So Apple finally gets into the music subscription business….well sort of. Today Apple announced the first of its iTunes Pass offerings, in partnership with EMI and 80’s electronic music pioneers Depeche Mode. In return for $18.99 a month buyers get
“…new and exclusive singles, remixes, video and other content from their favorite artists over a set period of time, delivered to their libraries as soon as they’re available. [They] will also receive the new album on its street date plus great music and video exclusives before and after the album’s release over the next fifteen weeks.”
Make no mistake, this is a big deal, but there are also holes in it.
The big deal part first:
- Apple has held off getting into the subscription business for years, with Steve Jobs casting disparaging ‘music rentals’ jibes at Napster et al every time they raised their head above the parapet. Apple were never going to get into the temporary download business, but there was no ideological or business reason why ultimately they wouldn’t get into the subscriptions business, as long as it was on their terms and didn’t detract from the core value proposition of iTunes.
- The ‘rental’ subscription business isn’t exactly in vibrant form. Rhapsody posted solid enough growth but that is against a back drop of persistent declines at Napster and Yahoo jumping out of the game. And even Rhapsody has failed to push music subscriptions out of a niche of tech savvy music aficionados. The iTunes Pass has mainstream appeal because a) it is targeted at specific fan groups b) it is cheaper c) it delivers permanent content
- Q4 was another record sales quarter, but replacement sales were a big chunk. The growth in new iPod customers is slowing so Apple needs to look at ways of leveraging more ARPU out of its existing customers.
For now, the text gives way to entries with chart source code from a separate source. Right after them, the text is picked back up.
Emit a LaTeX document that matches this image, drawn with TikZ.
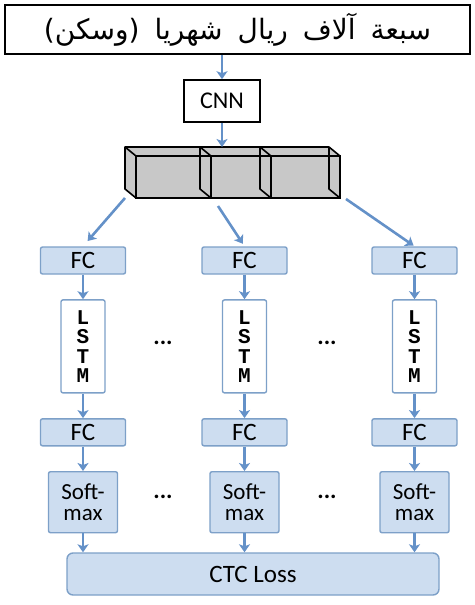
\documentclass[tikz,border=0pt]{standalone}
\usepackage{fontspec}
\setmainfont{Carlito}
\newfontfamily\arabicfont[Script=Arabic]{DejaVu Sans}
\newfontfamily\lstmfont{Liberation Mono}
\TeXXeTstate=1
\usetikzlibrary{arrows.meta,positioning,calc}
\definecolor{ocrBlue}{HTML}{6491C8}
\definecolor{ocrEdge}{HTML}{7DA0C8}
\definecolor{ocrFill}{HTML}{CDDDF0}
\definecolor{ocrGrey}{HTML}{C8C8C8}
\tikzset{
  plain box/.style={draw=black,line width=1.6pt,fill=white,inner sep=0pt},
  layer box/.style={draw=ocrEdge,line width=1.4pt,rounded corners=2pt,fill=ocrFill,inner sep=0pt,align=center},
  fc box/.style={layer box,minimum width=85pt,minimum height=27pt,font=\fontsize{25}{25}\selectfont},
  lstm box/.style={layer box,fill=white,minimum width=44pt,minimum height=93pt,font=\fontsize{21}{19.5}\selectfont\lstmfont\bfseries},
  soft box/.style={layer box,minimum width=69pt,minimum height=61pt,font=\fontsize{23}{21}\selectfont},
  gap dots/.style={font=\fontsize{24}{24}\selectfont\bfseries},
  flow arrow/.style={-{Stealth[length=8pt,width=11pt,inset=2pt]},line width=2.6pt,draw=ocrBlue}
}
\begin{document}
\begin{tikzpicture}[x=1pt,y=-1pt,node distance=24.5pt]
\useasboundingbox (0,0) rectangle (474,605);
\node[plain box,minimum width=465pt,minimum height=49pt] (label) at (237.5,29.5)
  {\arabicfont\fontsize{28}{28}\selectfont\spaceskip=15pt\beginR سبعة آلاف ريال شهريا (وسكن)\endR};
\node[plain box,minimum width=76pt,minimum height=42pt,font=\fontsize{24}{24}\selectfont] (cnn) at (222,101) {CNN};
% feature maps cuboid
\fill[ocrGrey] (125,147) -- (329,147) -- (340,156) -- (340,198) -- (136,198) -- (125,189) -- cycle;
\node[draw=black,line width=1.6pt,minimum width=204pt,minimum height=42pt,inner sep=0pt] (maps) at (238,177) {};
\draw[line width=1.6pt,line join=round] (136,198) -- (125,189) -- (125,147) -- (329,147) (125,147) -- (136,156);
\draw[line width=1.6pt,line join=round] (200,147) -- (200,189) -- (211,198) -- (211,156) -- cycle
  (260,147) -- (260,189) -- (271,198) -- (271,156) -- cycle
  (329,147) -- (329,189) -- (340,198) -- (340,156) -- cycle;
\coordinate (mapstop) at (222,147);
\coordinate (outL) at (125,198);
\coordinate (outM) at (218,206);
\coordinate (outR) at (346,199);
% columns
\node[fc box] (fcinA) at (83,260.5) {FC};
\node[lstm box,below=of fcinA] (lstmA) {L\\S\\T\\M};
\node[fc box,below=of lstmA] (fcoutA) {FC};
\node[soft box,below=of fcoutA] (softA) {Soft-\\max};
\node[fc box] (fcinB) at (244.5,260.5) {FC};
\node[lstm box,below=of fcinB] (lstmB) {L\\S\\T\\M};
\node[fc box,below=of lstmB] (fcoutB) {FC};
\node[soft box,below=of fcoutB] (softB) {Soft-\\max};
\node[fc box] (fcinC) at (414.5,260.5) {FC};
\node[lstm box,below=of fcinC] (lstmC) {L\\S\\T\\M};
\node[fc box,below=of lstmC] (fcoutC) {FC};
\node[soft box,below=of fcoutC] (softC) {Soft-\\max};
\node[gap dots] (dotsA) at (163,343) {...};
\node[gap dots] (dotsB) at (327,343) {...};
\node[gap dots] (dotsC) at (163,497) {...};
\node[gap dots] (dotsD) at (327,497) {...};
\node[layer box,rounded corners=6pt,minimum width=372pt,minimum height=42pt,font=\fontsize{25}{25}\selectfont] (ctc) at (253,574) {CTC Loss};
% arrows
\draw[flow arrow] (label.south -| cnn) -- (cnn);
\draw[flow arrow] (cnn) -- (mapstop);
\draw[flow arrow,shorten >=7pt] (outL) -- (fcinA.north);
\draw[flow arrow,shorten >=3pt] (outM) -- (fcinB.north);
\draw[flow arrow,shorten >=1pt] (outR) -- (fcinC.north);
\draw[flow arrow] (fcinA) -- (lstmA); \draw[flow arrow] (lstmA) -- (fcoutA); \draw[flow arrow] (fcoutA) -- (softA);
\draw[flow arrow] (fcinB) -- (lstmB); \draw[flow arrow] (lstmB) -- (fcoutB); \draw[flow arrow] (fcoutB) -- (softB);
\draw[flow arrow] (fcinC) -- (lstmC); \draw[flow arrow] (lstmC) -- (fcoutC); \draw[flow arrow] (fcoutC) -- (softC);
\draw[flow arrow] (softA) -- (softA |- ctc.north);
\draw[flow arrow] (softB) -- (softB |- ctc.north);
\draw[flow arrow] (softC) -- (softC |- ctc.north);
\end{tikzpicture}
\end{document}
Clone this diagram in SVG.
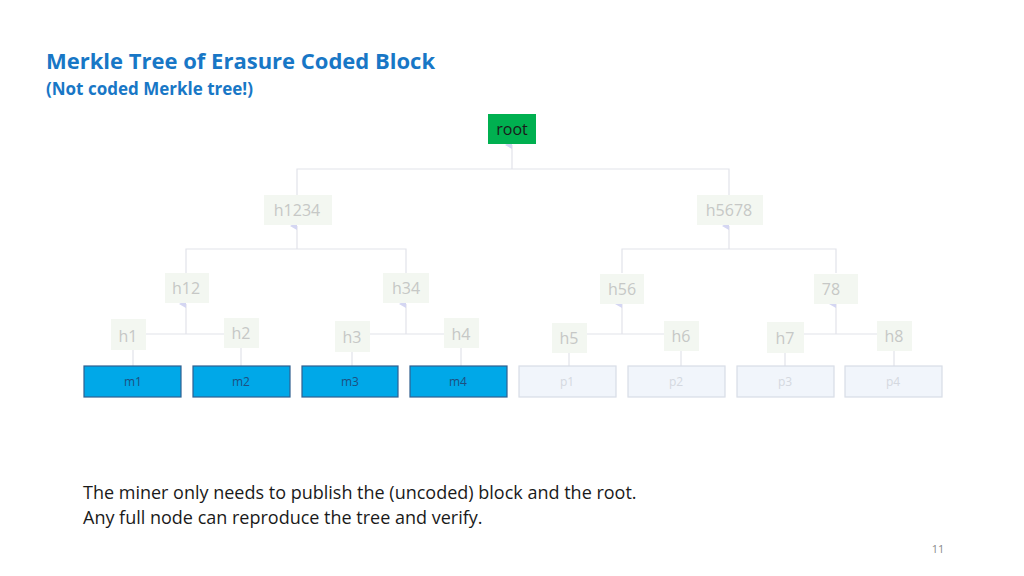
<svg xmlns="http://www.w3.org/2000/svg" width="1024" height="576" viewBox="0 0 1024 576">
<defs>
<marker id="ar" markerWidth="8" markerHeight="8" refX="4" refY="7" orient="auto-start-reverse" markerUnits="userSpaceOnUse"><path d="M0,7 L4,0 L8,7 Z" fill="#d4d6f2"/></marker>
</defs>
<style>
text{font-family:"Open Sans","Liberation Sans",sans-serif}
.h rect{fill:#f3f7f1}
.h text{fill:#c6c8c6;font-size:16px;text-anchor:middle}
.m rect{fill:#00a8e8;stroke:#2f5f8f;stroke-width:1.2}
.m text{fill:#1f4f80;font-size:12px;text-anchor:middle}
.p rect{fill:#f1f5fb;stroke:#d8dde6;stroke-width:1.2}
.p text{fill:#d4d8e0;font-size:12px;text-anchor:middle}
.c path{fill:none;stroke:#e2e3ea;stroke-width:1.2}
.c .a{marker-end:url(#ar)}
</style>
<rect width="1024" height="576" fill="#fff"/>
<text x="46" y="69" font-family="Lato,'Liberation Sans',sans-serif" font-weight="bold" font-size="22" fill="#1877c6">Merkle Tree of Erasure Coded Block</text>
<text x="46" y="95" font-family="Lato,'Liberation Sans',sans-serif" font-weight="bold" font-size="17" fill="#1877c6">(Not coded Merkle tree!)</text>
<g class="c">
<path d="M133,366V350M241,366V348M352,366V352M461,366V348M569,366V352M681,366V350M785,366V352M894,366V350"/>
<path d="M145,334H224M336,334H444M586,334H664M802,334H877"/>
<path class="a" d="M186,334V304"/>
<path class="a" d="M406,334V304"/>
<path class="a" d="M622,334V304"/>
<path class="a" d="M836,334V304"/>
<path d="M186,273V249H406V273M622,273V249H836V273"/>
<path class="a" d="M297,249V226"/>
<path class="a" d="M729,249V226"/>
<path d="M297,195V169H729V195"/>
<path class="a" d="M512,169V145"/>
</g>
<g id="root"><rect x="488" y="114" width="48" height="30" fill="#00b050"/><text x="512" y="135" font-size="16" text-anchor="middle" fill="#1a1a1a">root</text></g>
<g id="h1234" class="h"><rect x="264" y="195" width="68" height="30"/><text x="297" y="216">h1234</text></g>
<g id="h5678" class="h"><rect x="697" y="195" width="66" height="30"/><text x="729" y="216">h5678</text></g>
<g id="h12" class="h"><rect x="165" y="273" width="44" height="30"/><text x="186" y="294">h12</text></g>
<g id="h34" class="h"><rect x="383" y="273" width="46" height="30"/><text x="406" y="294">h34</text></g>
<g id="h56" class="h"><rect x="600" y="274" width="44" height="30"/><text x="622" y="295">h56</text></g>
<g id="h78" class="h"><rect x="814" y="274" width="44" height="30"/><text x="831" y="295">78</text></g>
<g id="h1" class="h"><rect x="111" y="319" width="35" height="31"/><text x="128" y="342">h1</text></g>
<g id="h2" class="h"><rect x="224" y="318" width="35" height="30"/><text x="241" y="339">h2</text></g>
<g id="h3" class="h"><rect x="335" y="321" width="35" height="31"/><text x="352" y="343">h3</text></g>
<g id="h4" class="h"><rect x="444" y="318" width="35" height="30"/><text x="461" y="340">h4</text></g>
<g id="h5" class="h"><rect x="552" y="323" width="35" height="30"/><text x="569" y="344">h5</text></g>
<g id="h6" class="h"><rect x="664" y="321" width="35" height="30"/><text x="681" y="342">h6</text></g>
<g id="h7" class="h"><rect x="767" y="322" width="37" height="31"/><text x="785" y="344">h7</text></g>
<g id="h8" class="h"><rect x="877" y="321" width="35" height="30"/><text x="894" y="342">h8</text></g>
<g id="m1" class="m"><rect x="84" y="366" width="97" height="31"/><text x="133" y="386">m1</text></g>
<g id="m2" class="m"><rect x="193" y="366" width="97" height="31"/><text x="241" y="386">m2</text></g>
<g id="m3" class="m"><rect x="302" y="366" width="96" height="31"/><text x="350" y="386">m3</text></g>
<g id="m4" class="m"><rect x="410" y="366" width="97" height="31"/><text x="458" y="386">m4</text></g>
<g id="p1" class="p"><rect x="519" y="366" width="97" height="31"/><text x="567" y="386">p1</text></g>
<g id="p2" class="p"><rect x="628" y="366" width="97" height="31"/><text x="676" y="386">p2</text></g>
<g id="p3" class="p"><rect x="737" y="366" width="97" height="31"/><text x="785" y="386">p3</text></g>
<g id="p4" class="p"><rect x="845" y="366" width="97" height="31"/><text x="893" y="386">p4</text></g>
<text x="83" y="499" font-family="Lato,'Liberation Sans',sans-serif" font-size="18" fill="#1a1a1a">The miner only needs to publish the (uncoded) block and the root.</text>
<text x="83" y="524" font-family="Lato,'Liberation Sans',sans-serif" font-size="18" fill="#1a1a1a">Any full node can reproduce the tree and verify.</text>
<text x="938" y="553" font-size="11" text-anchor="middle" fill="#8a8a8a">11</text>
</svg>
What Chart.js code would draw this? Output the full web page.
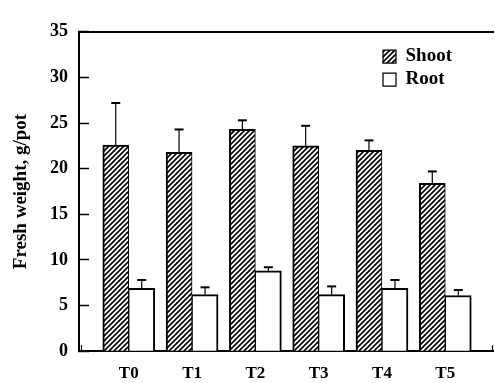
<!DOCTYPE html>
<html>
<head>
<meta charset="utf-8">
<script src="https://cdn.jsdelivr.net/npm/chart.js@4"></script>
<style>
  body { margin: 0; background: #fff; }
</style>
</head>
<body>
<canvas id="myChart" width="495" height="383"></canvas>
<script>
// data
const treatments = ['T0', 'T1', 'T2', 'T3', 'T4', 'T5'];
const shoot = [22.6, 21.8, 24.3, 22.5, 22.0, 18.4];
const shootErr = [4.6, 2.5, 1.0, 2.2, 1.1, 1.3];
const root = [6.9, 6.2, 8.8, 6.2, 6.9, 6.1];
const rootErr = [0.9, 0.8, 0.4, 0.9, 0.9, 0.6];
const yTicks = [0, 5, 10, 15, 20, 25, 30, 35];

const serif = "'Liberation Serif', 'Times New Roman', serif";

// hatch pattern for the shoot bars
function makeHatch() {
  const size = 5;
  const c = document.createElement('canvas');
  c.width = size; c.height = size;
  const g = c.getContext('2d');
  g.fillStyle = '#fff';
  g.fillRect(0, 0, size, size);
  g.strokeStyle = '#000';
  g.lineWidth = 1.7;
  g.beginPath();
  g.moveTo(0, size); g.lineTo(size, 0);
  g.moveTo(-size, size); g.lineTo(size, -size);
  g.moveTo(0, 2 * size); g.lineTo(2 * size, 0);
  g.stroke();
  return g.createPattern(c, 'repeat');
}
const hatch = makeHatch();

const toPoints = arr => arr.map((v, i) => ({ x: i, y: v }));

// upward error bars with caps
const errorBars = {
  id: 'errorBars',
  afterDatasetsDraw(chart) {
    const ctx = chart.ctx;
    const yScale = chart.scales.y;
    const errs = [shootErr, rootErr];
    chart.data.datasets.forEach((ds, i) => {
      const meta = chart.getDatasetMeta(i);
      meta.data.forEach((bar, j) => {
        const top = yScale.getPixelForValue(ds.data[j].y + errs[i][j]);
        ctx.save();
        ctx.strokeStyle = '#000';
        ctx.lineWidth = 1.2;
        ctx.beginPath();
        ctx.moveTo(bar.x, bar.y);
        ctx.lineTo(bar.x, top);
        ctx.stroke();
        ctx.lineWidth = 2;
        ctx.beginPath();
        ctx.moveTo(bar.x - 4.5, top);
        ctx.lineTo(bar.x + 4.5, top);
        ctx.stroke();
        ctx.restore();
      });
    });
  }
};

// put the legend in the upper right of the plot
const legendSpot = {
  id: 'legendSpot',
  afterLayout(chart) {
    const lg = chart.legend;
    if (!lg) return;
    lg.left = 379;
    lg.top = 43;
    lg.right = lg.left + 110;
    lg.bottom = lg.top + 60;
    lg.width = 110;
    lg.height = 60;
  }
};

const isMidTick = ctx => ctx.tick && Number.isInteger(ctx.tick.value);

const config = {
  type: 'bar',
  data: {
    datasets: [
      {
        label: 'Shoot',
        data: toPoints(shoot),
        backgroundColor: hatch,
        borderColor: '#000',
        borderWidth: { top: 2, left: 2, right: 1, bottom: 0 },
        borderSkipped: false
      },
      {
        label: 'Root',
        data: toPoints(root),
        backgroundColor: '#fff',
        borderColor: '#000',
        borderWidth: { top: 2, left: 1, right: 2, bottom: 0 },
        borderSkipped: false
      }
    ]
  },
  options: {
    responsive: false,
    devicePixelRatio: 1,
    animation: false,
    barThickness: 26,
    layout: { padding: { top: 21, left: 0, right: 0, bottom: 0 } },
    plugins: {
      legend: {
        position: 'chartArea',
        align: 'start',
        labels: {
          color: '#000',
          boxWidth: 13,
          boxHeight: 13,
          padding: 4,
          font: { family: serif, size: 19, weight: 'bold' }
        }
      },
      tooltip: { enabled: false }
    },
    scales: {
      x: {
        type: 'linear',
        position: 'bottom',
        min: -0.786,
        max: 5.76,
        offset: false,
        afterBuildTicks(scale) {
          const t = [];
          for (let i = 0; i < treatments.length; i++) {
            t.push({ value: i - 0.5 });
            t.push({ value: i });
          }
          t.push({ value: treatments.length - 0.5 });
          scale.ticks = t;
        },
        afterFit(scale) { scale.height = 27; },
        ticks: {
          autoSkip: false,
          maxRotation: 0,
          padding: 18,
          color: '#000',
          font: { family: serif, size: 17, weight: 'bold' },
          callback: v => Number.isInteger(v) ? treatments[v] : ''
        },
        grid: {
          drawOnChartArea: false,
          tickLength: -6,
          tickWidth: 1.2,
          tickColor: ctx => isMidTick(ctx) ? 'rgba(0,0,0,0)' : '#000'
        },
        border: { display: true, color: '#000', width: 2 }
      },
      x2: {
        type: 'linear',
        position: 'top',
        min: -0.786,
        max: 5.76,
        afterFit(scale) { scale.height = 0; },
        ticks: { display: false },
        grid: { display: false },
        border: { display: true, color: '#000', width: 2 }
      },
      y: {
        min: 0,
        max: 35,
        afterBuildTicks(scale) {
          scale.ticks = yTicks.map(v => ({ value: v }));
        },
        afterFit(scale) { scale.width = 79; },
        ticks: {
          padding: 21,
          color: '#000',
          font: { family: serif, size: 18, weight: 'bold' }
        },
        grid: {
          drawOnChartArea: false,
          tickLength: -10,
          tickWidth: 1.5,
          tickColor: '#000'
        },
        border: { display: true, color: '#000', width: 2 },
        title: {
          display: true,
          text: 'Fresh weight, g/pot',
          color: '#000',
          padding: { top: 10, bottom: 0 },
          font: { family: serif, size: 19, weight: 'bold' }
        }
      }
    }
  },
  plugins: [errorBars, legendSpot]
};

const myChart = new Chart(document.getElementById('myChart'), config);
</script>
</body>
</html>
- But the most significant part of all this is not what it means to Apple, but what it means to the music industry. This is a glimpse into the future. As we shift from the distribution paradigm to the consumption era the straight jacket of the album format and release schedule can be cast aside. We’d been saying for years at Jupiter (and now Forrester) that the record labels should start delivering a constant stream of content to fans, not just waiting for landmark release dates. In short, build an engaged, ongoing relationship with fans based on content not just artist pages on MySpace etc. This is a brave first step in that direction. Yes there have been similar efforts direct to fans via artist sites etc. but that misses the mass market opportunity and misses the point: this is the future of music retailing, not just some fan boy offer. Great work to EMI for driving this forward. Mark my words, much more will follow.
And now the gaps:
- Subscribers get exclusive content but no exclusivity on the album. Even if the main release date was delayed by a week or two this would have given much more value to this offer. I can understand the reasoning, principally attempting to mitigate against lots of copies leaking onto file sharing networks ahead of release. But this logic is flawed as a) it only takes one copy to get up there and the recent U2 experience shows that there are always leaks, however tightly you police across the value chain b) most of those who would download from P2P networks are lost customers anyway. Those customers who pay nearly $20 in advance for content they’ve not even heard yet are the ones you should be worrying about. Everything should be focused around making them feel special, not some Quixote-esque tilting at Bittorrent.
- My other minor quibble, no disrespect to Depeche Mode, but wasn’t there some bigger, more current act this could have been launched with?
Those caveats aside, this is a really exciting initiative. Welcome to the future of music retailing.